I’m planning on expanding the logging facility so it will only track certain errors. The idea is that I could write something like this:
(with-log
[(NullPointerException "Null pointer encountered in foo")
(BoredAntException "An ant has nothing to do")
(OverthoughtExampleException "This example is gratuitous")]
(code...))
One of the beautiful things about working with Lisp is that you can imagine how your program would be written in an ideal psuedocode, write it that way, and build up from your existing language to that one.
Anyways, in addition to writing logging code I’ve started implementing the steering and seeking behavior described here: http://www.red3d.com/cwr/steer/gdc99/
When I started it was working pretty well, but I managed to introduce some bugs that were pretty hard to track down. So, now that I have a better bug handling infrastructure I can get back to the fun part.
Update:
After I finally finished setting up my logging system I identified and solved my problems pretty quickly. The steering behavior didn’t take very long to perfect so I now have a good portion of the game implemented. At the least the ants are moving from A to B pretty consistently, although I’ll probably have to come up with a good mix of the steering and arrival code to simulate the ants picking at a piece of food.
No commentsPicnic Invasion Day 10 and 11
I spent a lot of time the last two days doing a very poor job of chasing bugs in my game. I’ve tracked them all down, discovering and resolving an issue with .jar distributions in the process, but the process highlighted how difficult handling type information between Clojure and Java is going to be. A relatively simple mistake (like making a two-element form of an object and a list instead of consing it onto the list) produced some difficult to interpret error messages. This experience will probably help fixing such problems in the future. Being able to inject code straight into the running game has let me produce my bugs at never before seen speeds, which is what I wanted.
Anyways, I’ve got a basic rendering pipeline down, so now I can move on to the fun part of writing game logic.
No commentsPicnic Invasion! Day 9 : Decision time
Well, finals are officially over, which means I have most of a full week to dedicate to this little hobby of mine. All of the past few posts detail what I’ve accomplished in about two hours or so a night. Now I can spend as much time as I want on this and really get things done.

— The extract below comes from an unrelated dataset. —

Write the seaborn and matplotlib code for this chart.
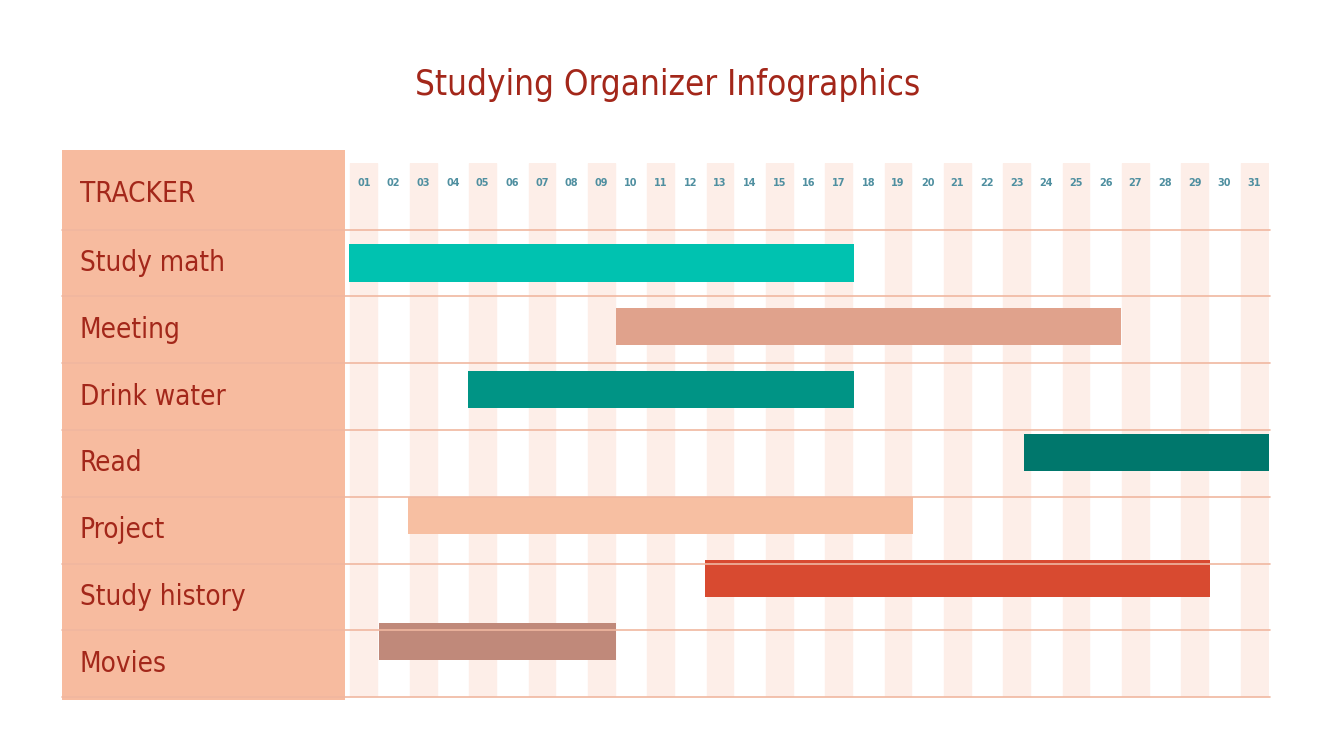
import matplotlib
matplotlib.use("Agg")
import matplotlib.pyplot as plt
import seaborn as sns
from matplotlib.patches import Rectangle

tasks = ["Study math", "Meeting", "Drink water", "Read", "Project", "Study history", "Movies"]
start_day = [1, 10, 5, 23.75, 3, 13, 2]
end_day = [17, 26, 17, 31, 19, 29, 9]
colors = ["#00c2b0", "#e0a28c", "#009485", "#00776c", "#f7bfa2", "#d84a30", "#c0897a"]
days = [f"{d:02d}" for d in range(1, 32)]

sns.set_theme(style="white")
plt.rcParams['font.family'] = ['DejaVu Sans']

W, H = 1336, 752
fig = plt.figure(figsize=(W / 100, H / 100), dpi=100)
fig.patch.set_facecolor("white")

# left tracker panel (figure coords)
fig.patches.append(Rectangle((62 / W, 1 - 700 / H), (345 - 62) / W, (700 - 150) / H,
                             transform=fig.transFigure, facecolor="#f7bb9f", edgecolor="none", zorder=0))

ax = fig.add_axes([349 / W, 1 - 697 / H, 920 / W, 534 / H])
ax.set_xlim(0.5, 31.5)
ax.set_ylim(8, 0)
ax.axis("off")

for d in range(1, 32, 2):
    ax.axvspan(d - 0.45, d + 0.45, color="#fdeee8", zorder=0)
for i, lab in enumerate(days):
    ax.text(i + 1, 0.3, lab, ha="center", va="center", fontsize=7, color="#4f8fa0", fontweight="bold")

# bars sit a little higher than the row centres further down, as in the original
rows = [1.5 + k * 0.945 for k in range(len(tasks))]
ax.barh(rows, [e - s + 1 for s, e in zip(start_day, end_day)], left=[s - 0.5 for s in start_day],
        height=0.56, color=colors, linewidth=0, zorder=3)

# row lines across panel and grid
for k in range(1, 9):
    y = 163 + k * 534 / 8
    fig.add_artist(plt.Line2D([62 / W, 1270 / W], [1 - y / H] * 2, color="#f0b7a0", lw=1.2,
                              transform=fig.transFigure, zorder=1))

label_kw = dict(transform=fig.transFigure, color="#a3271a", fontsize=20, fontstretch="condensed", va="center")
fig.text(80 / W, 1 - 194 / H, "TRACKER", **label_kw)
for k, t in enumerate(tasks):
    y = 163 + (k + 1.5) * 534 / 8
    fig.text(80 / W, 1 - y / H, t, **label_kw)

fig.text(0.5, 1 - 85 / H, "Studying Organizer Infographics", ha="center", va="center",
         fontsize=25, color="#a3271a", fontstretch="condensed")

fig.savefig("out.png", dpi=100, facecolor="white")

First things first though, I need to make a decision. I started out working with Scala for this project, and have a decent bit of it done there. The only problem is that I’m not super happy with how the environment works. The Scala compiler takes a long time to run at about six seconds to build a relatively small project. Since I have to drop out of the game to make changes that means I have to:
- Wait for the game to shut down
- Make my changes
- Wait for the project to recompile
- Wait for the game to load
- Make my way back to the point I was testing
So, giving Scala the benefit of the doubt and assuming most of it’s compile time penalty is in JVM startup, let’s estimate a bit. Game shutdown can be really quick, so that’s ~0 seconds. Making changes will happen either way, so that weighs in at ~0 seconds for the comparison. I’ll assume 10 seconds for project compilation (again, giving the benefit). Then it’s another 30 seconds for the game to load and who knows how long to get back to the test point. Since I’m going to have some pretty complex behavior that last one might be a doozy. Either way just the assumed times add up to 40 seconds per iteration to try and fix a bug.
Running the same numbers for Clojure is almost pointless, as I don’t have to shut the game down to make changes. Granted I’ve managed to kill the game a few times by creating a NullPointerException, but every instance that I can remember happened in the render pipeline, which (hopefully) won’t change too much after I really get going.
There are some distinct advantages to Scala though. One of the most obvious ones is that it supports OOP, and thus plays a little better with the game library I am using. So far the bit of playing around I’ve done with Clojure has been in the realm of transferring data from Java to Clojure and back. As I discover new tricks this gets easier, but the majority of my time has been spent in that area. Granted, the little bit of code that I’ve written to actually resemble a game has been pretty powerful, but there you have it.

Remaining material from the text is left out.